Elon Musk has unveiled plans for a $20 billion semiconductor manufacturing campus in Austin, Texas, to be called Terafab, which will supply chips across three of his ventures: Tesla, SpaceX and xAI.
The facility is designed to address what has emerged as a central constraint on Tesla's Optimus robot programme. Barron's reports that scaling Optimus to meaningful production volumes would require roughly 200 million chips, a figure that current third-party supply chains could not reliably meet. Terafab is explicitly positioned as the answer to that gap.
The project also supports xAI's growing compute demands and SpaceX's avionics and satellite operations, consolidating chip supply for three capital-intensive businesses under one roof in Texas.
At $20 billion, the investment would rank among the largest semiconductor facility commitments ever announced by a private entity, rivalling recent pledges from TSMC and Intel under US government-backed incentive programmes. No construction timeline or production ramp schedule has been disclosed in the sourced reporting.
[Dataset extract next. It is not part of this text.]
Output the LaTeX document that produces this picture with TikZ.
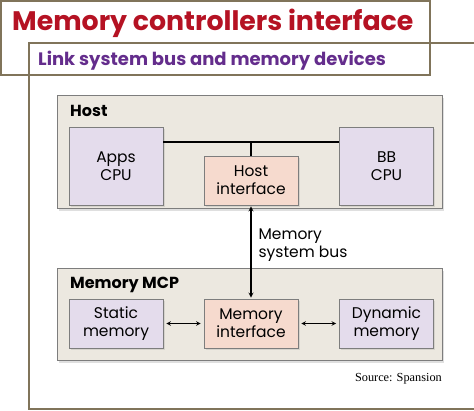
\documentclass[tikz,border=0pt]{standalone}
\usepackage{fontspec}
\setmainfont{Poppins}
\newfontfamily\srcfont{Liberation Serif}
\usetikzlibrary{shadows}

\definecolor{framecol}{RGB}{128,116,90}
\definecolor{titlered}{RGB}{181,18,35}
\definecolor{subpurple}{RGB}{100,45,140}
\definecolor{groupfill}{RGB}{236,232,224}
\definecolor{cpufill}{RGB}{228,220,236}
\definecolor{iffill}{RGB}{246,218,206}
\definecolor{edgegray}{RGB}{125,125,125}

\begin{document}
\begin{tikzpicture}[
  x = 1pt, y = -1pt,
  group/.style = {draw = edgegray, fill = groupfill, line width = 1pt,
    inner sep = 0pt,
    drop shadow = {shadow xshift = 2pt, shadow yshift = -3pt, opacity = 0.25}},
  block/.style = {draw = edgegray, fill = cpufill, line width = 0.8pt,
    minimum width = 94pt, minimum height = 49pt, inner sep = 0pt,
    align = center, font = \fontsize{15.5}{18}\selectfont,
    drop shadow = {shadow xshift = 1.5pt, shadow yshift = -2pt, opacity = 0.2}},
  ifblock/.style = {block, fill = iffill},
  grouplabel/.style = {anchor = base west, inner sep = 0pt,
    font = \fontsize{16}{18}\selectfont\bfseries}
  ]

  \useasboundingbox (0,0) rectangle (474,410);

  % Frames
  \draw [framecol, line width = 2pt] (1,1) rectangle (430,75);
  \draw [framecol, line width = 2pt] (29,43) rectangle (480,409);

  \node at (12,30) [anchor = base west, inner sep = 0pt, name = title,
    text = titlered, font = \fontsize{26.8}{30}\selectfont\bfseries]
    {Memory controllers interface};
  \node at (38,65) [anchor = base west, inner sep = 0pt, name = subtitle,
    text = subpurple, font = \fontsize{18}{20}\selectfont\bfseries]
    {Link system bus and memory devices};

  % Groups
  \node at (249.5,151.5) [group, minimum width = 385pt, minimum height = 113pt,
    name = host] {};
  \node at (249.5,314) [group, minimum width = 385pt, minimum height = 92pt,
    name = mcp] {};
  \node at (70,116) [grouplabel, name = host_lbl] {Host};
  \node at (70,288) [grouplabel, name = mcp_lbl] {Memory MCP};

  % Nodes
  \node at (116  ,166) [block, minimum height = 78pt, name = apps_cpu] {Apps\\CPU};
  \node at (386.5,166) [block, minimum height = 78pt, name = bb_cpu] {BB\\CPU};
  \node at (251,180.5) [ifblock, name = host_if] {Host\\interface};

  \node at (116  ,323.5) [block, name = static_mem] {Static\\memory};
  \node at (251  ,323.5) [ifblock, name = mem_if] {Memory\\interface};
  \node at (386.5,323.5) [block, name = dyn_mem] {Dynamic\\memory};

  % Buses
  \coordinate (tap) at (host_if.north |- 0,142);
  \draw [line width = 1.2pt] (apps_cpu.east |- tap) -- (bb_cpu.west |- tap);
  \draw [line width = 1.2pt] (tap) -- (host_if);

  \draw [<->, >=stealth, line width = 1.2pt, shorten <= 1pt, shorten >= 1pt]
    (host_if) to node [right, pos = 0.43, align = left, inner sep = 7pt,
    font = \fontsize{15.5}{18}\selectfont] {Memory\\system bus} (mem_if);
  \draw [<->, >=stealth, line width = 1pt, shorten <= 3pt, shorten >= 3pt]
    (static_mem) to (mem_if);
  \draw [<->, >=stealth, line width = 1pt, shorten <= 3pt, shorten >= 3pt]
    (mem_if) to (dyn_mem);

  \node at (442,381) [anchor = base east, inner sep = 0pt, name = source,
    font = \srcfont\fontsize{12.3}{14}\selectfont] {Source: Spansion};

\end{tikzpicture}
\end{document}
For Tesla investors, the strategic logic is straightforward: vertical integration of chip supply reduces dependence on external foundries and could compress the cost and lead time for next-generation hardware, including the AI6 self-driving chip that Musk separately teased this week. Whether Terafab constitutes a fabrication facility or an advanced packaging and assembly operation has not been clarified in available reporting.